Thursday, October 8, 2015

Circling the Sun

by

Circling the SunSynopsis: 


Paula McLain, author of the phenomenal bestseller The Paris Wife, now returns with her keenly anticipated new novel, transporting readers to colonial Kenya in the 1920s. Circling the Sun brings to life a fearless and captivating woman—Beryl Markham, a record-setting aviator caught up in a passionate love triangle with safari hunter Denys Finch Hatton and Karen Blixen, who as Isak Dinesen wrote the classic memoir Out of Africa.

Brought to Kenya from England as a child and then abandoned by her mother, Beryl is raised by both her father and the native Kipsigis tribe who share his estate. Her unconventional upbringing transforms Beryl into a bold young woman with a fierce love of all things wild and an inherent understanding of nature’s delicate balance. But even the wild child must grow up, and when everything Beryl knows and trusts dissolves, she is catapulted into a string of disastrous relationships.

Beryl forges her own path as a horse trainer, and her uncommon style attracts the eye of the Happy Valley set, a decadent, bohemian community of European expats who also live and love by their own set of rules. But it’s the ruggedly charismatic Denys Finch Hatton who ultimately helps Beryl navigate the uncharted territory of her own heart. The intensity of their love reveals Beryl’s truest self and her fate: to fly.

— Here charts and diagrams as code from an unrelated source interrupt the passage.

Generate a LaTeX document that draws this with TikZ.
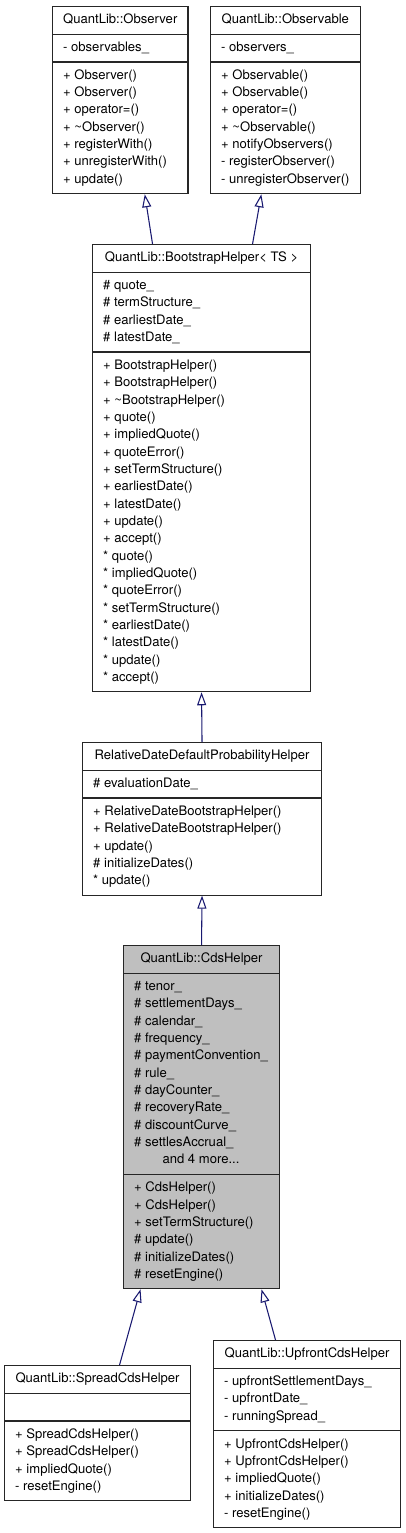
\documentclass[tikz,border=0pt]{standalone}
\usepackage{fontspec}
\setmainfont{TeX Gyre Heros}
\usetikzlibrary{shapes.multipart,arrows.meta,calc}
\definecolor{midnight}{HTML}{191970}
\newcommand{\umllines}[1]{\begin{tabular}{@{}l@{}}#1\end{tabular}}
\tikzset{
  umlclass/.style={rectangle split, rectangle split parts=3, draw=black!85,
    line width=0.8pt, fill=white, anchor=north west, inner xsep=8pt,
    inner ysep=3.5pt, rectangle split part align={center,left,left},
    font=\fontsize{9.8}{13}\selectfont},
  boxw/.style={minimum width=#1*0.75pt},
  inherit/.style={draw=midnight, line width=0.8pt,
    -{Triangle[length=9.75pt,width=6.75pt,fill=white]}},
}
\begin{document}
\begin{tikzpicture}[x=0.75pt,y=-0.75pt]
  \useasboundingbox (0,0) rectangle (405,1533);

  \node[umlclass,boxw=135] (observer) at (52,6)
    {\umllines{QuantLib::Observer}
     \nodepart{second}\umllines{- observables\_}
     \nodepart{third}\umllines{+ Observer()\\+ Observer()\\+ operator=()\\
       + \textasciitilde Observer()\\+ registerWith()\\+ unregisterWith()\\+ update()}};
  \node[umlclass,boxw=148] (observable) at (210,6)
    {\umllines{QuantLib::Observable}
     \nodepart{second}\umllines{- observers\_}
     \nodepart{third}\umllines{+ Observable()\\+ Observable()\\+ operator=()\\
       + \textasciitilde Observable()\\+ notifyObservers()\\- registerObserver()\\
       - unregisterObserver()}};

  \node[umlclass,boxw=218] (bootstrap) at (92,244)
    {\umllines{QuantLib::BootstrapHelper< TS >}
     \nodepart{second}\umllines{\# quote\_\\\# termStructure\_\\\# earliestDate\_\\\# latestDate\_}
     \nodepart{third}\umllines{+ BootstrapHelper()\\+ BootstrapHelper()\\
       + \textasciitilde BootstrapHelper()\\+ quote()\\+ impliedQuote()\\+ quoteError()\\
       + setTermStructure()\\+ earliestDate()\\+ latestDate()\\+ update()\\+ accept()\\
       {*} quote()\\{*} impliedQuote()\\{*} quoteError()\\{*} setTermStructure()\\
       {*} earliestDate()\\{*} latestDate()\\{*} update()\\{*} accept()}};

  \node[umlclass,boxw=239] (relative) at (82,742)
    {\umllines{RelativeDateDefaultProbabilityHelper}
     \nodepart{second}\umllines{\# evaluationDate\_}
     \nodepart{third}\umllines{+ RelativeDateBootstrapHelper()\\+ RelativeDateBootstrapHelper()\\
       + update()\\\# initializeDates()\\{*} update()}};

  \node[umlclass,boxw=156,fill=gray!50] (cds) at (123,945)
    {\umllines{QuantLib::CdsHelper}
     \nodepart{second}\umllines{\# tenor\_\\\# settlementDays\_\\\# calendar\_\\\# frequency\_\\
       \# paymentConvention\_\\\# rule\_\\\# dayCounter\_\\\# recoveryRate\_\\
       \# discountCurve\_\\\# settlesAccrual\_\\\multicolumn{1}{@{}c@{}}{and 4 more...}}
     \nodepart{third}\umllines{+ CdsHelper()\\+ CdsHelper()\\+ setTermStructure()\\
       \# update()\\\# initializeDates()\\\# resetEngine()}};

  \node[umlclass,boxw=186] (spread) at (4,1365)
    {\umllines{QuantLib::SpreadCdsHelper}
     \nodepart{second}\umllines{\mbox{}\strut}
     \nodepart{third}\umllines{+ SpreadCdsHelper()\\+ SpreadCdsHelper()\\+ impliedQuote()\\
       - resetEngine()}};
  \node[umlclass,boxw=187] (upfront) at (213,1340)
    {\umllines{QuantLib::UpfrontCdsHelper}
     \nodepart{second}\umllines{- upfrontSettlementDays\_\\- upfrontDate\_\\- runningSpread\_}
     \nodepart{third}\umllines{+ UpfrontCdsHelper()\\+ UpfrontCdsHelper()\\+ impliedQuote()\\
       + initializeDates()\\- resetEngine()}};

  % inheritance
  \draw[inherit] ($(bootstrap.north)+(-49,0)$) -- ($(observer.south)+(24.5,0)$);
  \draw[inherit] ($(bootstrap.north)+(51,0)$) -- ($(observable.south)+(-24,0)$);
  \draw[inherit] (relative.north) -- (bootstrap.south);
  \draw[inherit] (cds.north) -- (relative.south);
  \draw[inherit] ($(spread.north)+(22,0)$) -- ($(cds.south)+(-61,0)$);
  \draw[inherit] ($(upfront.north)+(-31.5,0)$) -- ($(cds.south)+(60,0)$);
\end{tikzpicture}
\end{document}
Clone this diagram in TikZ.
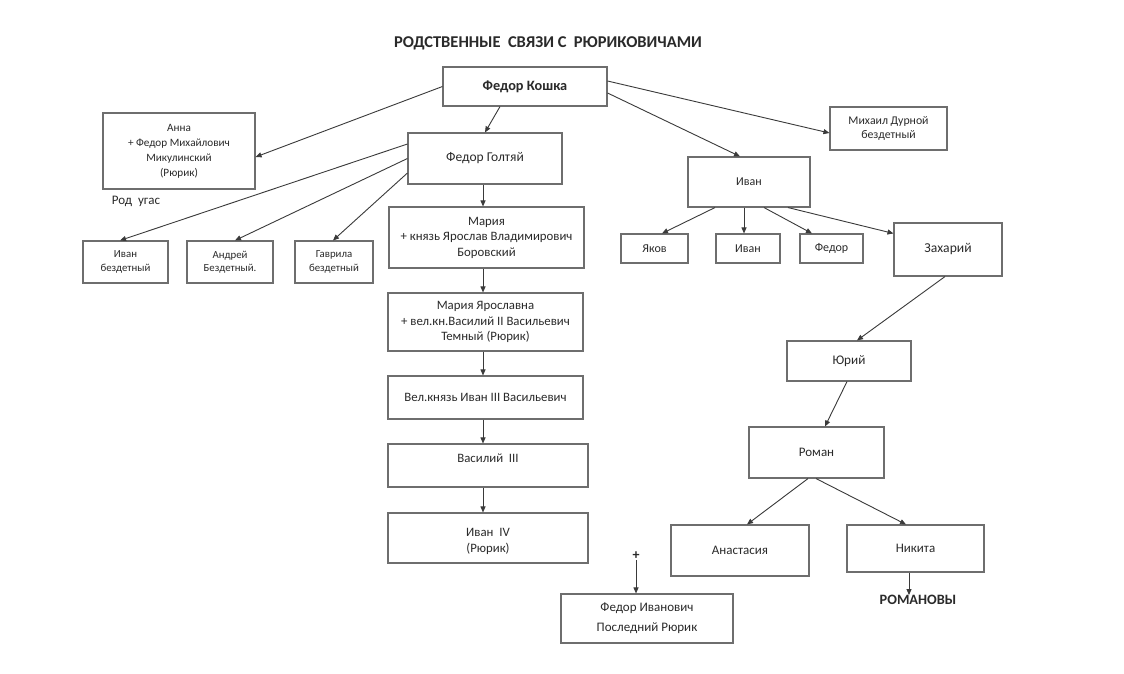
\documentclass[tikz,border=0pt]{standalone}
\usepackage{fontspec}
\setmainfont{Carlito}
\usetikzlibrary{arrows.meta}
\definecolor{boxline}{HTML}{6E6E6E}
\definecolor{arrline}{HTML}{3A3A3A}
\definecolor{txt}{HTML}{2A2A2A}
\tikzset{
  box/.style={draw=boxline, line width=1.1pt, rectangle, align=center, inner sep=1pt,
    text=txt, font=\fontsize{10.5}{15}\selectfont},
  smallbox/.style={box, minimum height=42pt, font=\fontsize{10.8}{13.5}\selectfont},
  conn/.style={draw=arrline, line width=0.9pt, -{Triangle[length=6pt,width=5pt]}},
  plain/.style={text=txt, inner sep=0pt}
}
\begin{document}
\begin{tikzpicture}[x=1pt,y=-1pt]
\useasboundingbox (0,0) rectangle (1124,674);
\fill[white] (0,0) rectangle (1124,674);

\node[plain, font=\bfseries\fontsize{16.5}{18}\selectfont] (title) at (548,43) {РОДСТВЕННЫЕ\ \ СВЯЗИ С\ \ РЮРИКОВИЧАМИ};

\node[box, minimum width=164pt, minimum height=39pt, font=\bfseries\fontsize{14.3}{16}\selectfont] (koshka) at (525,86.5) {Федор Кошка};
\node[box, minimum width=152pt, minimum height=76pt, font=\fontsize{11.2}{15}\selectfont] (anna) at (179,151) {Анна\\+ Федор Михайлович\\Микулинский\\(Рюрик)};
\node[plain, font=\fontsize{13}{14}\selectfont] (rod) at (136,201) {Род\ \ угас};
\node[box, minimum width=154pt, minimum height=51pt, font=\fontsize{13.5}{15}\selectfont] (goltyay) at (485,158.5) {Федор Голтяй};
\node[box, minimum width=117pt, minimum height=43pt, font=\fontsize{11.8}{14}\selectfont] (mikhail) at (888.5,128.5) {Михаил Дурной\\бездетный};
\node[box, minimum width=122pt, minimum height=50pt, font=\fontsize{12}{15}\selectfont] (ivanm) at (749,182) {Иван};

\node[smallbox, minimum width=85pt] (ivanb) at (125.5,262) {Иван\\бездетный};
\node[smallbox, minimum width=86pt] (andrey) at (230,262) {Андрей\\Бездетный.};
\node[smallbox, minimum width=78pt] (gavrila) at (334,262) {Гаврила\\бездетный};
\node[box, minimum width=195pt, minimum height=61pt, font=\fontsize{12.8}{15.5}\selectfont] (mariya) at (486.5,237.5) {Мария\\+ князь Ярослав Владимирович\\Боровский};

\node[box, minimum width=67pt, minimum height=29pt, font=\fontsize{12}{15}\selectfont] (yakov) at (654.5,248.5) {Яков};
\node[box, minimum width=64pt, minimum height=29pt, font=\fontsize{12}{15}\selectfont] (ivans) at (748,248.5) {Иван};
\node[box, minimum width=63pt, minimum height=29pt, font=\fontsize{12}{15}\selectfont] (fedor) at (831.5,248.5) {Федор};
\node[box, minimum width=108pt, minimum height=53pt, font=\fontsize{13.6}{15}\selectfont] (zakhariy) at (948,249.5) {Захарий};

\node[box, minimum width=195pt, minimum height=58pt, font=\fontsize{12.8}{15.5}\selectfont] (mariyay) at (485.5,322) {Мария Ярославна\\+ вел.кн.Василий II Васильевич\\Темный (Рюрик)};
\node[box, minimum width=195pt, minimum height=43pt, font=\fontsize{12.8}{15.5}\selectfont] (ivan3) at (485.5,397.5) {Вел.князь Иван III Васильевич};
\node[box, minimum width=200pt, minimum height=43pt, font=\fontsize{12.8}{14}\selectfont] (vasiliy) at (488,465.5) {Василий\ \ III\\[0pt]~};
\node[box, minimum width=200pt, minimum height=50pt, font=\fontsize{12.8}{16}\selectfont] (ivan4) at (488,538) {~\\Иван\ \ IV\\(Рюрик)};

\node[box, minimum width=124pt, minimum height=40pt, font=\fontsize{13.2}{15}\selectfont] (yuriy) at (849,361) {Юрий};
\node[box, minimum width=135pt, minimum height=51pt, font=\fontsize{13}{15}\selectfont] (roman) at (816.5,452.5) {Роман};
\node[box, minimum width=138pt, minimum height=51pt, font=\fontsize{13}{15}\selectfont] (anastasiya) at (740,550.5) {Анастасия};
\node[box, minimum width=137pt, minimum height=47pt, font=\fontsize{13}{15}\selectfont] (nikita) at (915.5,548.5) {Никита};
\node[plain, font=\bfseries\fontsize{14.3}{16}\selectfont] (romanovy) at (918,600) {РОМАНОВЫ};

\node[plain, font=\bfseries\fontsize{14}{15}\selectfont] (plus) at (636,556) {+};
\node[box, minimum width=172pt, minimum height=49pt, font=\fontsize{13}{20}\selectfont] (fedori) at (647,618.5) {Федор Иванович\\Последний Рюрик};

% connectors
\draw[conn] (koshka.west) -- ([yshift=-6pt]anna.east);
\draw[conn] ([xshift=-25pt]koshka.south) -- (goltyay.north);
\draw[conn] ([yshift=5.5pt]koshka.east) -- ([yshift=-4.5pt]mikhail.west);
\draw[conn] ([yshift=-6.5pt]koshka.east) -- ([xshift=-9pt]ivanm.north);

\draw[conn] ([yshift=14.5pt]goltyay.west) -- ([xshift=-5.5pt]ivanb.north);
\draw[conn] (goltyay.west) -- ([xshift=5pt]andrey.north);
\draw[conn] ([yshift=-14.5pt]goltyay.west) -- ([xshift=-1pt]gavrila.north);

\draw[conn] ([xshift=-2pt]goltyay.south) -- ([xshift=-2pt]goltyay.south |- mariya.north);
\draw[conn] ([xshift=-2pt]goltyay.south |- mariya.south) -- ([xshift=-2pt]goltyay.south |- mariyay.north);
\draw[conn] ([xshift=-2pt]goltyay.south |- mariyay.south) -- ([xshift=-2pt]goltyay.south |- ivan3.north);
\draw[conn] ([xshift=-2pt]goltyay.south |- ivan3.south) -- ([xshift=-2pt]goltyay.south |- vasiliy.north);
\draw[conn] ([xshift=-2pt]goltyay.south |- vasiliy.south) -- ([xshift=-2pt]goltyay.south |- ivan4.north);

\draw[conn] ([xshift=-34pt]ivanm.south) -- ([xshift=7.5pt]yakov.north);
\draw[conn] ([xshift=-5pt]ivanm.south) -- ([xshift=-4pt]ivans.north);
\draw[conn] ([xshift=15pt]ivanm.south) -- ([xshift=-19.5pt]fedor.north);
\draw[conn] ([xshift=39pt]ivanm.south) -- ([yshift=-11pt]zakhariy.north west);

\draw[conn] ([xshift=-3pt]zakhariy.south) -- ([xshift=8pt]yuriy.north);
\draw[conn] ([xshift=-2pt]yuriy.south) -- ([xshift=8.5pt]roman.north);
\draw[conn] ([xshift=-8.5pt]roman.south) -- ([xshift=7pt]anastasiya.north);
\draw[conn] ([xshift=-0.5pt]roman.south) -- ([xshift=-9.5pt]nikita.north);
\draw[conn] ([xshift=-6.5pt]nikita.south) -- ([xshift=-6.5pt]nikita.south |- romanovy.north);
\draw[conn] (plus.south) -- (plus.south |- fedori.north);
\end{tikzpicture}
\end{document}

Set against the majestic landscape of early-twentieth-century Africa, McLain’s powerful tale reveals the extraordinary adventures of a woman before her time, the exhilaration of freedom and its cost, and the tenacity of the human spirit.


My Review:


Paula McLain is a brilliant writer. I read the Paris Wife a few years ago and it was the book that fueled my love for reading historical fiction. When I found out she had written Circling the Sun, although I knew nothing about Beryl Markham, I couldn't imagine a better story-teller to educate me about the amazing life of such a strong and admirable woman. In the 1920s and 1920s, Beryl Markham re-defined everyone's idea of what a woman can accomplish. She wore slacks, didn't wear makeup nor jewelry and didn't need the adornments women of society used to announce her social status or define herself as a woman. She was a strong, driven, confident person who happened to be a woman. Her gender did not limit her expectations of herself and that is something that even now, almost 30 years after her death, many women still struggle with. Although this book is promoted as the story of her most famous accomplishment, the first woman to make a solo transatlantic flight from Europe to the U.S., the book is more about her life in Kenya and her struggles to prove herself as an equally qualified and certified horse trainer (the first female to achieve this very difficult test of skill and aptitude). She, unfortunately, rejected education as she did not want to be molded into the "perfect" package of the good English girl. After 2 years in boarding school in Nairobi, all attempts to "tame" her stopped and she returned to her father's farm to hone her skills as a horse trainer and farmer. Also, the story puts a spotlight on her love affair with Denys Finch Hatton who was also the Karen Blixen's (a.k.a. Isak Dinesen - writer of the famous memoir Out of Africa)lover. Markham's life was tragic and full of adventure but in reading McLain's account, you can only deduct that regardless of tragedy and consequence, Beryl Markham lived an amazing life.

Excellent read for anyone but particularly for those who are interested in historical fiction that is intelligent and not overly dramatized.